* start Provided records *

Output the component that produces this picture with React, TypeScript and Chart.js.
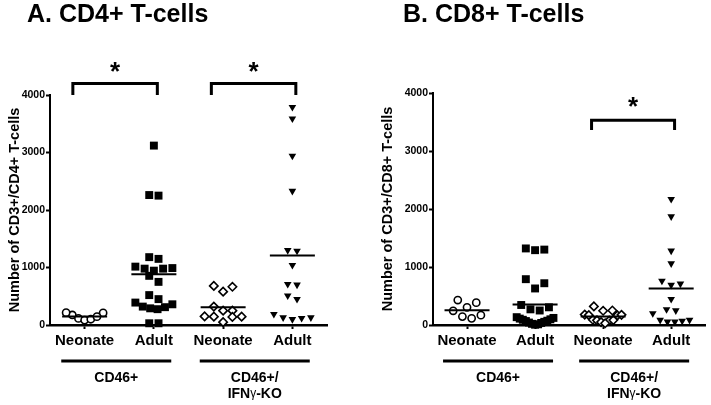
import React, { useEffect, useRef } from "react";
import { Chart, registerables } from "chart.js";
Chart.register(...registerables);

const FONT = "'Liberation Sans', Arial, Helvetica, sans-serif";

// ---- data ----
const categories = ["Neonate", "Adult", "Neonate", "Adult"];
const groupLabels = [["CD46+"], ["CD46+/", "IFNγ-KO"]];
const yTicks = [0, 1000, 2000, 3000, 4000];

const cd4Neonate = [210, 175, 115, 85, 100, 145, 215];
const cd4Adult = [3120, 2250, 2260, 1180, 1150, 1015, 980, 945, 980, 990, 855, 750, 520, 450, 390, 320, 290, 275, 310, 360, 30, 30];
const cd4KoNeonate = [680, 580, 665, 320, 250, 250, 145, 145, 140, 150, 50];
const cd4KoAdult = [3790, 3590, 2940, 2330, 1290, 1300, 1040, 700, 710, 510, 450, 190, 130, 100, 120, 130];

const cd8Neonate = [385, 305, 430, 245, 170, 115, 145];
const cd8Adult = [1320, 1290, 1300, 790, 630, 720, 345, 270, 250, 305, 5, 12, 20, 35, 42, 55, 68, 74, 90, 98, 110, 122, 135];
const cd8KoNeonate = [320, 250, 245, 180, 170, 165, 175, 90, 80, 75, 85, 50, 30];
const cd8KoAdult = [2170, 1870, 1280, 1060, 710, 690, 760, 445, 270, 250, 200, 85, 55, 55, 70, 85];

// significance brackets: [groupA, groupB, bracketTop, legBottom, starY]
const cd4Brackets = [
  [0, 1, 4200, 4000, 4500],
  [2, 3, 4200, 4000, 4500],
];
const cd8Brackets = [[2, 3, 3530, 3360, 3850]];

// ---- styles ----
const markers = [
  { pointStyle: "circle", radius: 3.6, fill: "#ffffff", border: 1.6, rotation: 0 },
  { pointStyle: "rect", radius: 5.6, fill: "#000000", border: 0, rotation: 0 },
  { pointStyle: "rectRot", radius: 4.2, fill: "#ffffff", border: 1.6, rotation: 0 },
  { pointStyle: "triangle", radius: 4.4, fill: "#000000", border: 0, rotation: 180 },
];

const ROW_TOL = 160; // data units
const STEP_PX = 9.3;
const MAX_SPAN_PX = 37;

function swarmOffsets(values: number[], pxPerCat: number) {
  const idx = values.map((_, i) => i).sort((a, b) => values[a] - values[b]);
  const offs = new Array(values.length).fill(0);
  let i = 0;
  while (i < idx.length) {
    const start = values[idx[i]];
    let j = i;
    while (j < idx.length && values[idx[j]] - start <= ROW_TOL) j++;
    const row = idx.slice(i, j);
    const n = row.length;
    const step = n > 1 ? Math.min(STEP_PX, MAX_SPAN_PX / (n - 1)) : 0;
    const slots: number[] = [];
    for (let k = 0; k < n; k++) slots.push(k - (n - 1) / 2);
    slots.sort((a, b) => Math.abs(a) - Math.abs(b) || b - a);
    row.forEach((p, k) => (offs[p] = (slots[k] * step) / pxPerCat));
    i = j;
  }
  return offs;
}

type Panel = {
  title: string;
  yTitle: string;
  groups: number[][];
  brackets: number[][];
  width: number;
  left: number;
  areaLeft: number;
  areaRight: number;
  areaTop: number;
  titleX: number;
  yTitlePad: number;
};

const panels: Panel[] = [
  {
    title: "A. CD4+ T-cells",
    yTitle: "Number of CD3+/CD4+ T-cells",
    groups: [cd4Neonate, cd4Adult, cd4KoNeonate, cd4KoAdult],
    brackets: cd4Brackets,
    width: 360,
    left: 0,
    areaLeft: 50,
    areaRight: 327,
    areaTop: 95,
    titleX: 27,
    yTitlePad: 6,
  },
  {
    title: "B. CD8+ T-cells",
    yTitle: "Number of CD3+/CD8+ T-cells",
    groups: [cd8Neonate, cd8Adult, cd8KoNeonate, cd8KoAdult],
    brackets: cd8Brackets,
    width: 351,
    left: 360,
    areaLeft: 73,
    areaRight: 347,
    areaTop: 93,
    titleX: 43,
    yTitlePad: 19,
  },
];

const H = 405;
const AXIS_BOTTOM = 325;

function drawIFN(ctx: CanvasRenderingContext2D, cx: number, y: number) {
  const p1 = "IFN", p2 = "γ", p3 = "-KO";
  const fB = `bold 14px ${FONT}`;
  const fG = `12px ${FONT}`;
  ctx.font = fB;
  const w1 = ctx.measureText(p1).width;
  const w3 = ctx.measureText(p3).width;
  ctx.font = fG;
  const w2 = ctx.measureText(p2).width;
  let x = cx - (w1 + w2 + w3) / 2;
  ctx.textAlign = "left";
  ctx.font = fB;
  ctx.fillText(p1, x, y);
  x += w1;
  ctx.font = fG;
  ctx.fillText(p2, x, y);
  x += w2;
  ctx.font = fB;
  ctx.fillText(p3, x, y);
}

function makeConfig(panel: Panel): any {
  const pxPerCat = (panel.areaRight - panel.areaLeft) / 4;
  const datasets = panel.groups.map((vals, g) => {
    const offs = swarmOffsets(vals, pxPerCat);
    const m = markers[g];
    return {
      data: vals.map((v, i) => ({ x: g + offs[i], y: v })),
      pointStyle: m.pointStyle,
      pointRadius: m.radius,
      pointRotation: m.rotation,
      backgroundColor: m.fill,
      borderColor: "#000000",
      borderWidth: m.border,
      pointBorderWidth: m.border,
      clip: false,
    };
  });

  const annot = {
    id: "annot",
    afterDraw(chart: any) {
      const { ctx, scales } = chart;
      const x = scales.x, y = scales.y;
      ctx.save();
      ctx.fillStyle = "#000";
      ctx.strokeStyle = "#000";
      panel.groups.forEach((vals, g) => {
        const mean = vals.reduce((a, b) => a + b, 0) / vals.length;
        const px = x.getPixelForValue(g);
        const py = y.getPixelForValue(mean);
        ctx.beginPath();
        ctx.lineWidth = 2;
        ctx.moveTo(px - 22.5, py);
        ctx.lineTo(px + 22.5, py);
        ctx.stroke();
      });
      ctx.font = `bold 25px ${FONT}`;
      ctx.textAlign = "left";
      ctx.textBaseline = "alphabetic";
      ctx.fillText(panel.title, panel.titleX, 22);
      panel.brackets.forEach(([a, b, top, bot, star]) => {
        const x1 = x.getPixelForValue(a - 0.17);
        const x2 = x.getPixelForValue(b + 0.05);
        const yt = y.getPixelForValue(top);
        const yb = y.getPixelForValue(bot);
        ctx.beginPath();
        ctx.lineWidth = 3;
        ctx.lineJoin = "miter";
        ctx.moveTo(x1, yb);
        ctx.lineTo(x1, yt);
        ctx.lineTo(x2, yt);
        ctx.lineTo(x2, yb);
        ctx.stroke();
        ctx.font = `bold 26px ${FONT}`;
        ctx.textAlign = "center";
        ctx.textBaseline = "alphabetic";
        ctx.fillText("*", (x1 + x2) / 2, y.getPixelForValue(star) + 13.5);
      });
      groupLabels.forEach((lines, k) => {
        const mid = (x.getPixelForValue(2 * k) + x.getPixelForValue(2 * k + 1)) / 2 - 3;
        ctx.beginPath();
        ctx.lineWidth = 3;
        ctx.moveTo(mid - 55, 361);
        ctx.lineTo(mid + 55, 361);
        ctx.stroke();
        ctx.textBaseline = "middle";
        ctx.textAlign = "center";
        lines.forEach((t, li) => {
          const ty = 378 + li * 16;
          if (t.indexOf("γ") >= 0) {
            drawIFN(ctx, mid, ty);
          } else {
            ctx.font = `bold 14px ${FONT}`;
            ctx.textAlign = "center";
            ctx.fillText(t, mid, ty);
          }
        });
      });
      ctx.restore();
    },
  };

  return {
    type: "scatter",
    data: { datasets },
    options: {
      animation: false,
      responsive: false,
      maintainAspectRatio: false,
      devicePixelRatio: 1,
      events: [],
      layout: {
        padding: {
          left: 0,
          right: panel.width - panel.areaRight,
          top: panel.areaTop,
          bottom: 0,
        },
      },
      plugins: {
        legend: { display: false },
        tooltip: { enabled: false },
        title: { display: false },
      },
      scales: {
        x: {
          type: "linear",
          min: -0.5,
          max: 3.5,
          afterBuildTicks: (s: any) => {
            s.ticks = categories.map((_, i) => ({ value: i }));
          },
          afterFit: (s: any) => {
            s.height = H - AXIS_BOTTOM;
          },
          ticks: {
            callback: (v: number) => categories[v],
            font: { family: FONT, size: 15, weight: "bold" },
            color: "#000",
            padding: 3,
            maxRotation: 0,
            autoSkip: false,
          },
          grid: {
            display: true,
            drawOnChartArea: false,
            drawTicks: true,
            tickLength: 4,
            tickWidth: 2,
            tickColor: "#000",
          },
          border: { display: true, color: "#000", width: 2.5 },
        },
        y: {
          type: "linear",
          min: 0,
          max: 4000,
          afterBuildTicks: (s: any) => {
            s.ticks = yTicks.map((v) => ({ value: v }));
          },
          afterFit: (s: any) => {
            s.width = panel.areaLeft;
          },
          ticks: {
            font: { family: FONT, size: 10.5, weight: "bold" },
            color: "#000",
            padding: 1,
            callback: (v: number) => String(v),
          },
          grid: {
            display: true,
            drawOnChartArea: false,
            drawTicks: true,
            tickLength: 4,
            tickWidth: 2,
            tickColor: "#000",
          },
          border: { display: true, color: "#000", width: 2 },
          title: {
            display: true,
            text: panel.yTitle,
            color: "#000",
            font: { family: FONT, size: 14.5, weight: "bold" },
            padding: { top: panel.yTitlePad, bottom: 0 },
          },
        },
      },
    },
    plugins: [annot],
  };
}

function PanelChart({ panel }: { panel: Panel }) {
  const ref = useRef<HTMLCanvasElement | null>(null);
  useEffect(() => {
    if (!ref.current) return;
    const chart = new Chart(ref.current, makeConfig(panel));
    return () => chart.destroy();
  }, [panel]);
  return (
    <canvas
      ref={ref}
      width={panel.width}
      height={H}
      style={{ position: "absolute", left: panel.left, top: 0, width: panel.width, height: H }}
    />
  );
}

export default function App() {
  return (
    <div style={{ position: "fixed", left: 0, top: 0, width: 711, height: H, background: "#fff" }}>
      {panels.map((p, i) => (
        <PanelChart key={i} panel={p} />
      ))}
    </div>
  );
}
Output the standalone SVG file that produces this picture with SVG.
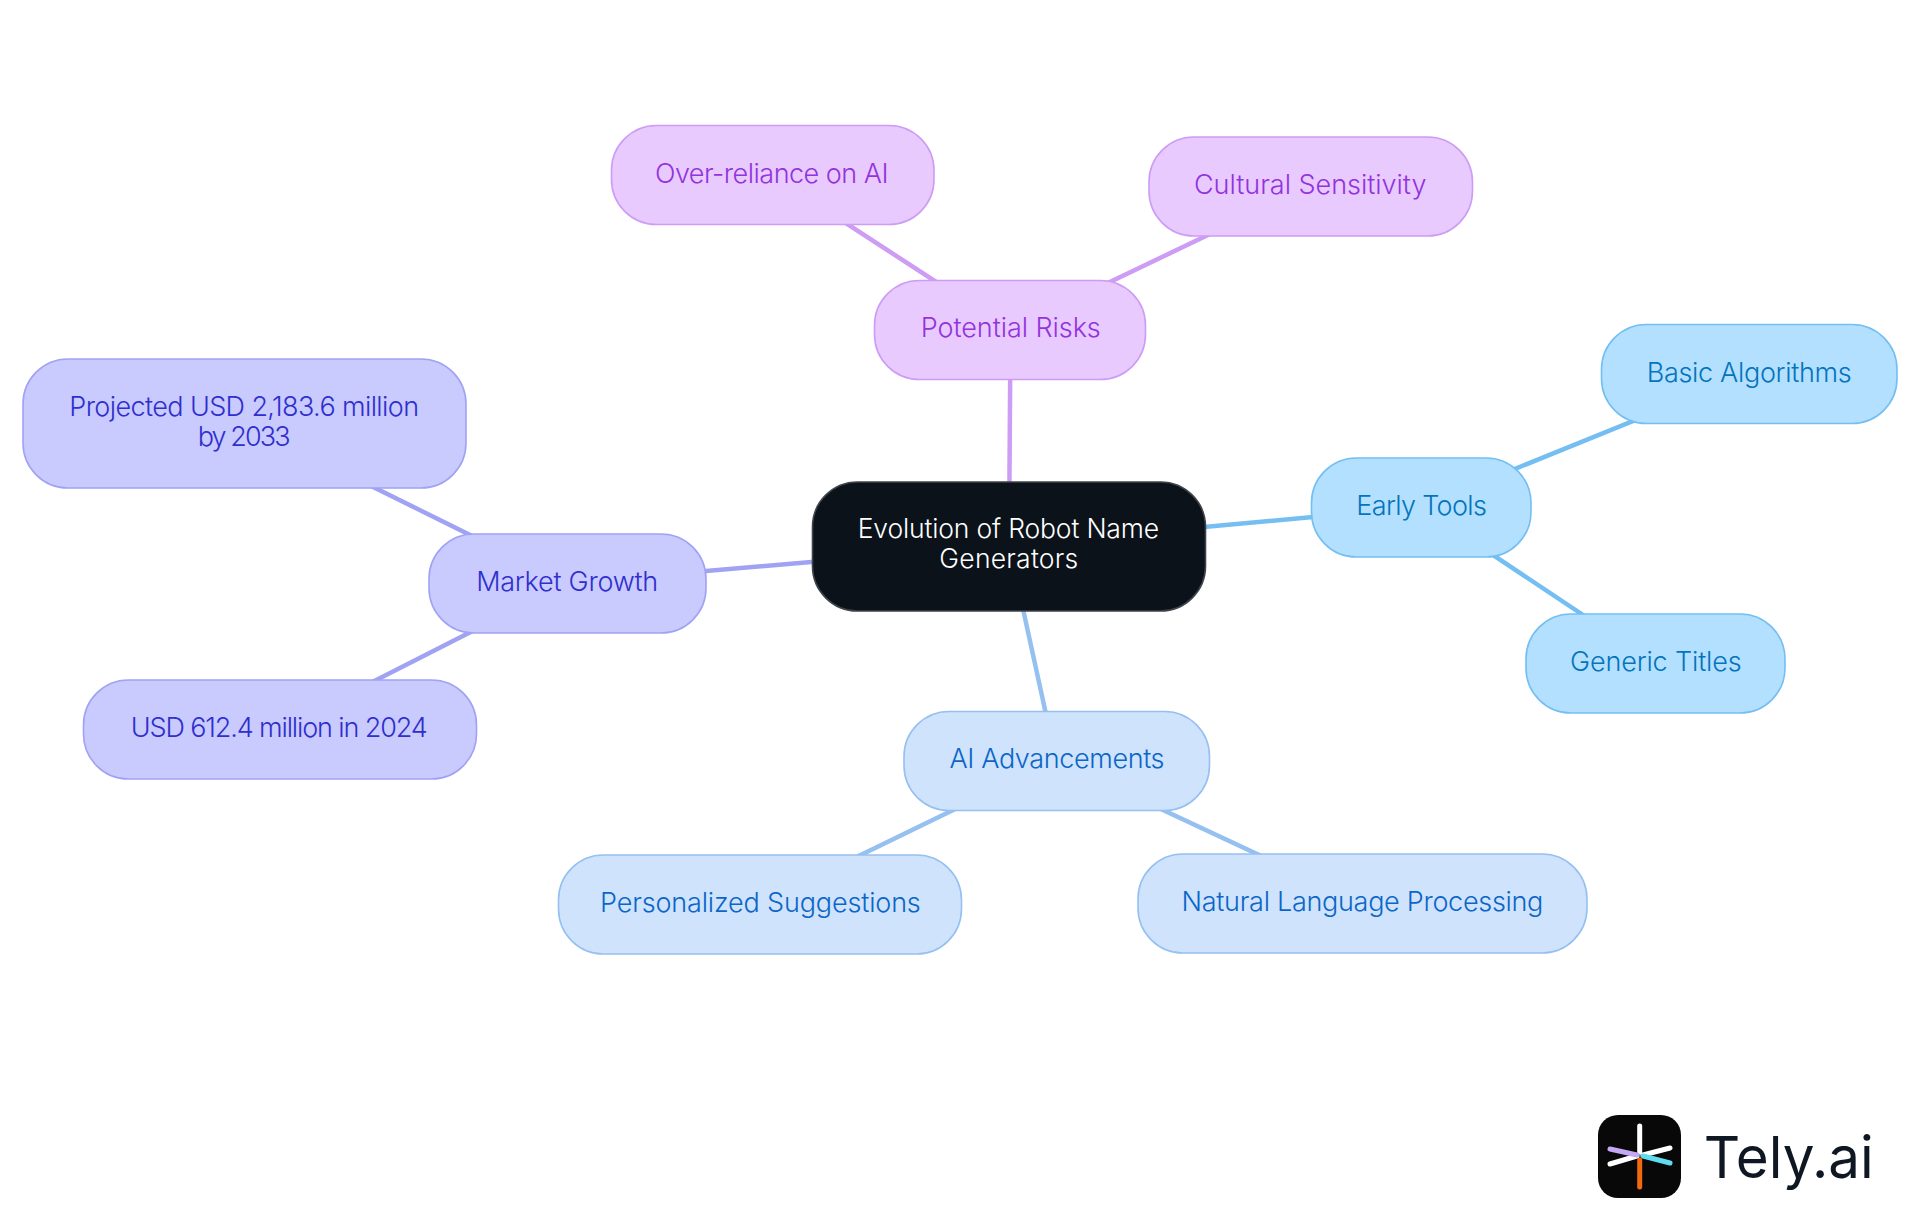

* end Provided records *

● **Given instruction**
Your task is to reproduce the entries above word for word, from the first line through the line with "const yTicks = [0, 1000, 2000, 3000, 4000];", and please leave out any pictures.

● **Complete output**
Output the component that produces this picture with React, TypeScript and Chart.js.
import React, { useEffect, useRef } from "react";
import { Chart, registerables } from "chart.js";
Chart.register(...registerables);

const FONT = "'Liberation Sans', Arial, Helvetica, sans-serif";

// ---- data ----
const categories = ["Neonate", "Adult", "Neonate", "Adult"];
const groupLabels = [["CD46+"], ["CD46+/", "IFNγ-KO"]];
const yTicks = [0, 1000, 2000, 3000, 4000];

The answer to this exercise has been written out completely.